GDPR Software


GDPR Register Process Data

The GDPR will introduce a duty on all organisations to maintain a record of processing activities under its responsibility (Article 30)

The Data Processing Register is a register to record all processing activities within your privacy network.

The data entry form for each register entry allows you to record the following:

  •     Type: The Type of register entry i.e. either a Data Controller or Data Processor
  •     The status of this entry;
    •         New
    •         Active
    •         Under Review
    •         Suspended
    •         Pending Action
    •         Closed
  •     Title: e.g. Processing claims form on behalf of Company ABC.
  •     Details: Describe the purpose of the process and any other details e.g. Identify claims within warranty period.
  •     Controllers: The name and contact details of the controller and, where applicable, the joint controller, the controller's representative and the data protection officer.
  •     Processors: The name and contact details of the processor or processors and of each controller on behalf of which the processor is acting, and, where applicable, of the controller's or the processor's representative, and the data protection officer.
  •     Processing Safegaurds: Describe the ability to ensure the ongoing confidentiality, integrity, availability and resilience of processing systems and services e.g. Information Security Policy
  •     Security Measures: Describe the appropriate technical and organisational measures to ensure a level of security appropriate to the risk e.g.  Pseudonymisation, Encryption
  •     Notes:  Enter any additional notes.
  •     Actions: A log of all actions that were generated as part of this entry.
  •     Data Types: A selectable list of the types of data that this process will handle e.g. Financial Account
  •     Processing Types: A selectable list of the types of processing used e.g. Accounts
  •     Data Subject Types: A selectable list of data subjects being processed e.g. Customers
  •     Data Recipient Types: A selectable list of recipients of this processed data e.g. Suppliers

Additonal Information from the ICO:

What do we need to document under Article 30 of the GDPR?

You must document the following information:

  • The name and contact details of your organisation (and where applicable, of other controllers, your representative and your data protection officer).
  • The purposes of your processing.
  • A description of the categories of individuals and categories of personal data.
  • The categories of recipients of personal data.
  • Details of your transfers to third countries including documenting the transfer mechanism safeguards in place.
  • Retention schedules.
  • A description of your technical and organisational security measures.

Should we document anything else?

As part of your record of processing activities, it can be useful to document (or link to documentation of) other aspects of your compliance with the GDPR and the UK’s Data Protection Bill. Such documentation may include:

  • information required for privacy notices, such as:
    • the lawful basis for the processing
    • the legitimate interests for the processing
    • individuals’ rights
    • the existence of automated decision-making, including profiling
    • the source of the personal data;
  • records of consent;
  • controller-processor contracts;
  • the location of personal data;
  • Data Protection Impact Assessment reports;
  • records of personal data breaches;
  • information required for processing special category data or criminal conviction and offence data under the Data Protection Bill, covering:
    • the condition for processing in the Data Protection Bill
    • the lawful basis for the processing in the GDPR
    • your retention and erasure policy document.

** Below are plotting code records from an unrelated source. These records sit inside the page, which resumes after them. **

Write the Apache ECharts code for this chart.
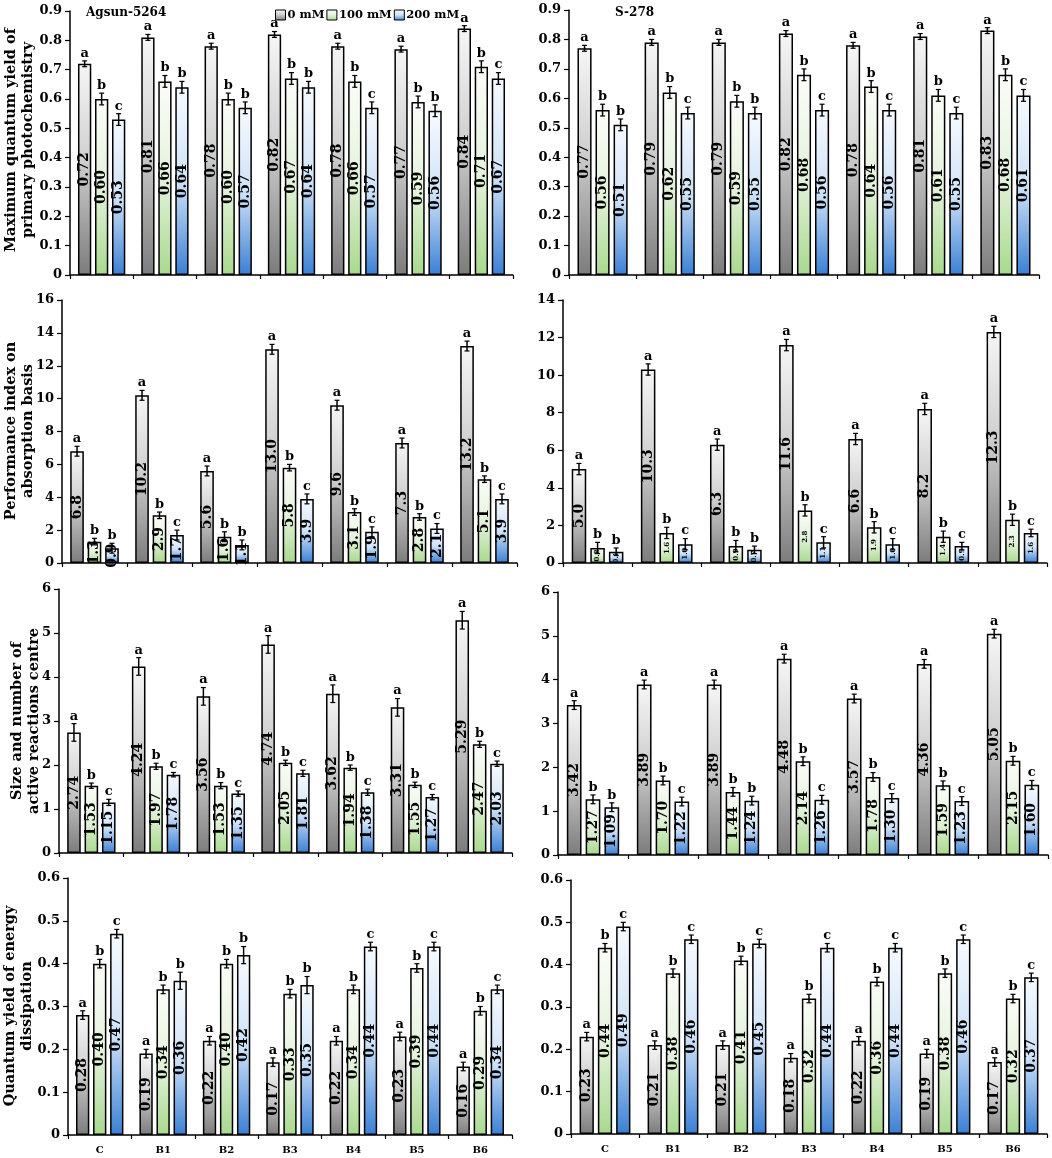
<!DOCTYPE html>
<html><head><meta charset="utf-8">
<script src="https://cdn.jsdelivr.net/npm/echarts@6.0.0/dist/echarts.min.js"></script>
<style>html,body{margin:0;padding:0;background:#fff}#c{width:1052px;height:1158px}</style>
</head><body><div id="c"></div>
<script>
var categories = ['C','B1','B2','B3','B4','B5','B6'];
var seriesNames = ['0 mM','100 mM','200 mM'];

// Row 1: Maximum quantum yield of primary photochemistry
var fvfmA_0 = [0.72,0.81,0.78,0.82,0.78,0.77,0.84];
var fvfmA_100 = [0.60,0.66,0.60,0.67,0.66,0.59,0.71];
var fvfmA_200 = [0.53,0.64,0.57,0.64,0.57,0.56,0.67];
var fvfmA_err0 = [0.01,0.01,0.01,0.01,0.01,0.01,0.01];
var fvfmA_err100 = [0.02,0.02,0.02,0.02,0.02,0.02,0.02];
var fvfmA_err200 = [0.02,0.02,0.02,0.02,0.02,0.02,0.02];
var fvfmA_letters = ['abc','abb','abb','abb','abc','abb','abc'];

var fvfmS_0 = [0.77,0.79,0.79,0.82,0.78,0.81,0.83];
var fvfmS_100 = [0.56,0.62,0.59,0.68,0.64,0.61,0.68];
var fvfmS_200 = [0.51,0.55,0.55,0.56,0.56,0.55,0.61];
var fvfmS_err0 = [0.01,0.01,0.01,0.01,0.01,0.01,0.01];
var fvfmS_err100 = [0.02,0.02,0.02,0.02,0.02,0.02,0.02];
var fvfmS_err200 = [0.02,0.02,0.02,0.02,0.02,0.02,0.02];
var fvfmS_letters = ['abb','abc','abb','abc','abc','abc','abc'];

// Row 2: Performance index on absorption basis
var piA_0 = [6.8,10.2,5.6,13.0,9.6,7.3,13.2];
var piA_100 = [1.3,2.9,1.6,5.8,3.1,2.8,5.1];
var piA_200 = [0.9,1.7,1.1,3.9,1.9,2.1,3.9];
var piA_err0 = [0.3,0.3,0.3,0.3,0.3,0.3,0.3];
var piA_err100 = [0.2,0.2,0.3,0.2,0.2,0.2,0.2];
var piA_err200 = [0.3,0.3,0.3,0.3,0.3,0.3,0.3];
var piA_letters = ['abb','abc','abb','abc','abc','abc','abc'];

var piS_0 = [5.0,10.3,6.3,11.6,6.6,8.2,12.3];
var piS_100 = [0.8,1.6,0.9,2.8,1.9,1.4,2.3];
var piS_200 = [0.6,1.0,0.7,1.1,1.0,0.9,1.6];
var piS_err0 = [0.3,0.3,0.3,0.3,0.3,0.3,0.3];
var piS_err100 = [0.3,0.3,0.3,0.3,0.3,0.3,0.3];
var piS_err200 = [0.2,0.3,0.2,0.3,0.3,0.2,0.2];
var piS_letters = ['abb','abc','abb','abc','abc','abc','abc'];

// Row 3: Size and number of active reactions centre
var rcA_0 = [2.74,4.24,3.56,4.74,3.62,3.31,5.29];
var rcA_100 = [1.53,1.97,1.53,2.05,1.94,1.55,2.47];
var rcA_200 = [1.15,1.78,1.35,1.81,1.38,1.27,2.03];
var rcA_err0 = [0.2,0.2,0.2,0.2,0.2,0.2,0.2];
var rcA_err100 = [0.06,0.07,0.07,0.06,0.06,0.06,0.07];
var rcA_err200 = [0.07,0.05,0.06,0.07,0.07,0.06,0.06];
var rcA_letters = ['abc','abc','abc','abc','abc','abc','abc'];

var rcS_0 = [3.42,3.89,3.89,4.48,3.57,4.36,5.05];
var rcS_100 = [1.27,1.70,1.44,2.14,1.78,1.59,2.15];
var rcS_200 = [1.09,1.22,1.24,1.26,1.30,1.23,1.60];
var rcS_err0 = [0.1,0.1,0.1,0.1,0.1,0.1,0.1];
var rcS_err100 = [0.1,0.1,0.1,0.1,0.1,0.1,0.1];
var rcS_err200 = [0.1,0.1,0.1,0.1,0.1,0.1,0.1];
var rcS_letters = ['abb','abc','abb','abc','abc','abc','abc'];

// Row 4: Quantum yield of energy dissipation
var diA_0 = [0.28,0.19,0.22,0.17,0.22,0.23,0.16];
var diA_100 = [0.40,0.34,0.40,0.33,0.34,0.39,0.29];
var diA_200 = [0.47,0.36,0.42,0.35,0.44,0.44,0.34];
var diA_err0 = [0.01,0.01,0.01,0.01,0.01,0.01,0.01];
var diA_err100 = [0.01,0.01,0.01,0.01,0.01,0.01,0.01];
var diA_err200 = [0.01,0.02,0.02,0.02,0.01,0.01,0.01];
var diA_letters = ['abc','abb','abb','abb','abc','abc','abc'];

var diS_0 = [0.23,0.21,0.21,0.18,0.22,0.19,0.17];
var diS_100 = [0.44,0.38,0.41,0.32,0.36,0.38,0.32];
var diS_200 = [0.49,0.46,0.45,0.44,0.44,0.46,0.37];
var diS_err0 = [0.01,0.01,0.01,0.01,0.01,0.01,0.01];
var diS_err100 = [0.01,0.01,0.01,0.01,0.01,0.01,0.01];
var diS_err200 = [0.01,0.01,0.01,0.01,0.01,0.01,0.01];
var diS_letters = ['abc','abc','abc','abc','abc','abc','abc'];

var FONT = '"DejaVu Serif", "Liberation Serif", serif';
var BW = 0.21, BG = 0.28;

var panels = [
  {g:{left:70,top:11,width:443,height:264}, max:0.9, interval:0.1, dec:2, vals:[fvfmA_0,fvfmA_100,fvfmA_200], errs:[fvfmA_err0,fvfmA_err100,fvfmA_err200], letters:fvfmA_letters, showX:false, lblSize:[14,14,14]},
  {g:{left:569,top:10,width:470,height:265}, max:0.9, interval:0.1, dec:2, vals:[fvfmS_0,fvfmS_100,fvfmS_200], errs:[fvfmS_err0,fvfmS_err100,fvfmS_err200], letters:fvfmS_letters, showX:false, lblSize:[14,14,14]},
  {g:{left:62,top:300,width:455,height:263}, max:16, interval:2, dec:1, vals:[piA_0,piA_100,piA_200], errs:[piA_err0,piA_err100,piA_err200], letters:piA_letters, showX:false, lblSize:[14,14,14]},
  {g:{left:563,top:300,width:484,height:263}, max:14, interval:2, dec:1, vals:[piS_0,piS_100,piS_200], errs:[piS_err0,piS_err100,piS_err200], letters:piS_letters, showX:false, lblSize:[14,7,7]},
  {g:{left:59,top:589,width:453,height:264}, max:6, interval:1, dec:2, vals:[rcA_0,rcA_100,rcA_200], errs:[rcA_err0,rcA_err100,rcA_err200], letters:rcA_letters, showX:false, lblSize:[14,14,14]},
  {g:{left:558,top:592,width:490,height:263}, max:6, interval:1, dec:2, vals:[rcS_0,rcS_100,rcS_200], errs:[rcS_err0,rcS_err100,rcS_err200], letters:rcS_letters, showX:false, lblSize:[14,14,14]},
  {g:{left:68,top:878,width:444,height:257}, max:0.6, interval:0.1, dec:2, vals:[diA_0,diA_100,diA_200], errs:[diA_err0,diA_err100,diA_err200], letters:diA_letters, showX:true, lblSize:[14,14,14]},
  {g:{left:571,top:880,width:476,height:254}, max:0.6, interval:0.1, dec:2, vals:[diS_0,diS_100,diS_200], errs:[diS_err0,diS_err100,diS_err200], letters:diS_letters, showX:true, lblSize:[14,14,14]}
];

var yTitles = [
  {text:'Maximum quantum yield of\nprimary photochemistry', x:20, y:140},
  {text:'Performance index on\nabsorption basis', x:20, y:431},
  {text:'Size and number of\nactive reactions centre', x:26, y:721},
  {text:'Quantum yield of energy\ndissipation', x:19, y:1006}
];

function grad(stops){
  return new echarts.graphic.LinearGradient(0,0,0,1, stops.map(function(s){return {offset:s[0], color:s[1]};}));
}
var fills = [
  grad([[0,'#f6f6f6'],[0.45,'#d0d0d0'],[1,'#7c7c7c']]),
  grad([[0,'#fbfdf8'],[0.5,'#e4f3dc'],[1,'#a8d98d']]),
  grad([[0,'#f6faff'],[0.5,'#cfe3f8'],[1,'#3a80d5']])
];

var grids = [], xAxes = [], yAxes = [], series = [];
panels.forEach(function(p, pi){
  grids.push(p.g);
  xAxes.push({type:'category', gridIndex:pi, data:categories,
    axisLine:{lineStyle:{color:'#000', width:1.5}},
    axisTick:{show:true, length:4, lineStyle:{color:'#000', width:1.2}},
    axisLabel:{show:p.showX, color:'#000', fontFamily:FONT, fontWeight:'bold', fontSize:10, margin:10}
  });
  yAxes.push({type:'value', gridIndex:pi, min:0, max:p.max, interval:p.interval,
    axisLine:{show:true, lineStyle:{color:'#000', width:1.5}},
    axisTick:{show:true, length:5, lineStyle:{color:'#000', width:1.2}},
    splitLine:{show:false},
    axisLabel:{color:'#000', fontFamily:FONT, fontWeight:'bold', fontSize:13, margin:8,
      formatter:function(v){ if (v===0) return '0'; return p.interval<1 ? v.toFixed(1) : String(Math.round(v)); }}
  });
  for (var s=0; s<3; s++){
    (function(s){
      series.push({type:'bar', name:seriesNames[s], xAxisIndex:pi, yAxisIndex:pi,
        data:p.vals[s], barWidth:(BW*100)+'%', barGap:(BG*100)+'%',
        itemStyle:{color:fills[s], borderColor:'#000', borderWidth:1.5},
        label:{show:true, position:'inside', rotate:90, color:'#000', fontFamily:FONT, fontWeight:'bold',
          fontSize:p.lblSize[s], formatter:function(d){ return d.value.toFixed(p.dec); }},
        emphasis:{disabled:true}, silent:true
      });
      var errs = p.errs[s], lets = p.letters;
      series.push({type:'custom', xAxisIndex:pi, yAxisIndex:pi, z:10, silent:true,
        data:p.vals[s].map(function(v,i){ return [i, v, errs[i]]; }),
        renderItem:function(params, api){
          var ci = api.value(0), v = api.value(1), e = api.value(2);
          var band = api.size([1,0])[0];
          var w = band*BW, off = (s-1)*w*(1+BG);
          var top = api.coord([ci, v+e]), bot = api.coord([ci, v-e]);
          var x = top[0]+off, cap = 2.5;
          var letter = lets[params.dataIndex].charAt(s);
          return {type:'group', children:[
            {type:'line', shape:{x1:x,y1:top[1],x2:x,y2:bot[1]}, style:{stroke:'#000', lineWidth:1.5}},
            {type:'line', shape:{x1:x-cap,y1:top[1],x2:x+cap,y2:top[1]}, style:{stroke:'#000', lineWidth:1.2}},
            {type:'line', shape:{x1:x-cap,y1:bot[1],x2:x+cap,y2:bot[1]}, style:{stroke:'#000', lineWidth:1.2}},
            {type:'text', style:{text:letter, x:x, y:top[1]-1, textAlign:'center', textVerticalAlign:'bottom', align:'center', verticalAlign:'bottom',
              font:'bold 13px '+FONT, fill:'#000'}}
          ]};
        }
      });
    })(s);
  }
});

var graphics = [
  {type:'text', x:86, y:13, style:{text:'Agsun-5264', font:'bold 12px '+FONT, fill:'#000', textVerticalAlign:'middle', verticalAlign:'middle'}},
  {type:'text', x:615, y:13, style:{text:'S-278', font:'bold 12px '+FONT, fill:'#000', textVerticalAlign:'middle', verticalAlign:'middle'}}
];
yTitles.forEach(function(t){
  graphics.push({type:'text', x:t.x, y:t.y, rotation:Math.PI/2,
    style:{text:t.text, font:'bold 14.5px '+FONT, fill:'#000', textAlign:'center', textVerticalAlign:'middle', align:'center', verticalAlign:'middle', lineHeight:17}});
});

var chart = echarts.init(document.getElementById('c'), null, {renderer:'canvas'});
chart.setOption({
  animation:false,
  backgroundColor:'#fff',
  legend:{data:seriesNames, left:270, top:4, itemWidth:10, itemHeight:10, itemGap:2, icon:'rect',
    itemStyle:{borderColor:'#000', borderWidth:1},
    textStyle:{color:'#000', fontFamily:FONT, fontWeight:'bold', fontSize:11.5, padding:[0,0,0,-3]}},
  grid:grids, xAxis:xAxes, yAxis:yAxes, series:series, graphic:graphics
});
</script></body></html>
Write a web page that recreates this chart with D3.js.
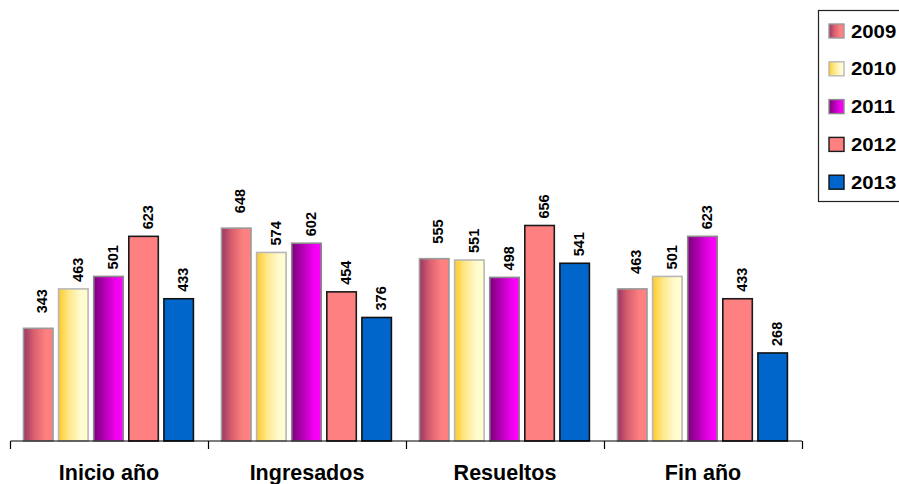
<!DOCTYPE html>
<html><head><meta charset="utf-8">
<script src="https://cdn.jsdelivr.net/npm/d3@7"></script>
<style>
html,body{margin:0;padding:0;background:#fff;}
svg{display:block;font-family:Arial,"Liberation Sans",sans-serif;}
</style></head>
<body>
<svg id="chart" width="899" height="484"></svg>
<script>
const categories = ["Inicio año", "Ingresados", "Resueltos", "Fin año"];
const years = ["2009", "2010", "2011", "2012", "2013"];
const values2009 = [343, 648, 555, 463];
const values2010 = [463, 574, 551, 501];
const values2011 = [501, 602, 498, 623];
const values2012 = [623, 454, 656, 433];
const values2013 = [433, 376, 541, 268];
const seriesValues = [values2009, values2010, values2011, values2012, values2013];

const svg = d3.select("#chart");
const defs = svg.append("defs");

const styles = [
  {grad: ["#9a3563", "#d8606f", "#ff8080", "#ff8080"], stroke: "#9a9a9a"},
  {grad: ["#ffc929", "#ffe88a", "#fffbd0", "#ffffcc"], stroke: "#b8b8b8"},
  {grad: ["#7a007a", "#b000b0", "#f000f0", "#ff00ff"], stroke: "#8a8a8a"},
  {solid: "#ff8080", stroke: "#1a1a1a"},
  {solid: "#0066cc", stroke: "#111111"}
];
styles.forEach((s, i) => {
  if (s.grad) {
    const g = defs.append("linearGradient").attr("id", "g" + i)
      .attr("x1", "0%").attr("x2", "100%").attr("y1", "0%").attr("y2", "0%");
    const offs = [0, 0.35, 0.75, 1];
    s.grad.forEach((c, k) => g.append("stop").attr("offset", offs[k]).attr("stop-color", c));
    s.fill = "url(#g" + i + ")";
  } else s.fill = s.solid;
});

const x0 = d3.scaleBand().domain(categories).range([10, 802]).padding(0);
const x1 = d3.scaleBand().domain(years).range([13.5, 183.4]).paddingInner(0.16).paddingOuter(0);
const y = d3.scaleLinear().domain([0, 1200]).range([441, 46.8]);

const data = [];
categories.forEach((c, ci) => years.forEach((yr, si) => data.push({c, yr, si, v: seriesValues[si][ci]})));

const g = svg.append("g");
g.selectAll("rect.bar").data(data).enter().append("rect")
  .attr("class", "bar")
  .attr("x", d => x0(d.c) + x1(d.yr))
  .attr("y", d => y(d.v))
  .attr("width", x1.bandwidth())
  .attr("height", d => y(0) - y(d.v))
  .attr("fill", d => styles[d.si].fill)
  .attr("stroke", d => styles[d.si].stroke)
  .attr("stroke-width", 1.6);

g.selectAll("text.lbl").data(data).enter().append("text")
  .attr("class", "lbl")
  .attr("transform", d => {
    const cx = x0(d.c) + x1(d.yr) + x1.bandwidth() / 2 + 9.2;
    const gap = d.si === 0 ? 15 : 7;
    return `translate(${cx},${y(d.v) - gap}) rotate(-90)`;
  })
  .attr("text-anchor", "start")
  .attr("font-size", "14.5px").attr("font-weight", "bold").attr("fill", "#000")
  .text(d => d.v);

// axis
const axis = d3.axisBottom(x0).tickSize(0).tickPadding(0).tickFormat("");
const ax = svg.append("g").attr("transform", "translate(0,441)").call(axis);
ax.select(".domain").attr("stroke", "#000").attr("stroke-width", 1.2).attr("d", "M10.5,0H802");
ax.selectAll(".tick").remove();
const bounds = [10, ...categories.map(c => x0(c) + x0.bandwidth())];
ax.selectAll("line.sep").data(bounds).enter().append("line")
  .attr("x1", d => Math.round(d) + 0.5).attr("x2", d => Math.round(d) + 0.5)
  .attr("y1", 0).attr("y2", 8).attr("stroke", "#000").attr("stroke-width", 1.2);
svg.selectAll("text.cat").data(categories).enter().append("text")
  .attr("class", "cat")
  .attr("x", d => x0(d) + x0.bandwidth() / 2)
  .attr("y", 480)
  .attr("text-anchor", "middle")
  .attr("font-size", "21.5px").attr("font-weight", "bold").attr("fill", "#000")
  .text(d => d);

// legend
const lg = svg.append("g");
lg.append("rect").attr("x", 818.5).attr("y", 10.5).attr("width", 90).attr("height", 191)
  .attr("fill", "#fff").attr("stroke", "#222").attr("stroke-width", 1.2);
const items = lg.selectAll("g.item").data(years).enter().append("g")
  .attr("transform", (d, i) => `translate(0,${31 + i * 37.8})`);
items.append("rect").attr("x", 829).attr("y", -7).attr("width", 15).attr("height", 14)
  .attr("fill", (d, i) => styles[i].fill).attr("stroke", (d, i) => styles[i].stroke).attr("stroke-width", 1.4);
items.append("text").attr("transform", "translate(851,6.5) scale(1.1,1)")
  .attr("font-size", "18.5px").attr("font-weight", "bold").attr("fill", "#000")
  .text(d => d);
</script>
</body></html>
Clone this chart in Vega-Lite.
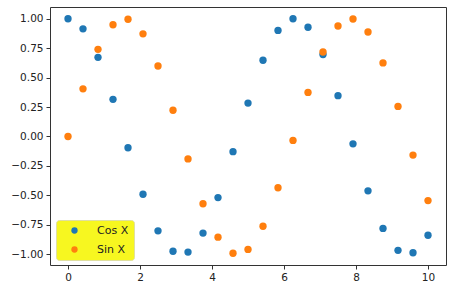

How do we document our processing activities?

  • Doing an information audit or data-mapping exercise can help you find out what personal data your organisation holds and where it is.
  • You can find out why personal data is used, who it is shared with and how long it is kept by distributing questionnaires to relevant areas of your organisation, meeting directly with key business functions, and reviewing policies, procedures, contracts and agreements.
  • When documenting your findings, the records you keep must be in writing. The information must be documented in a granular and meaningful way.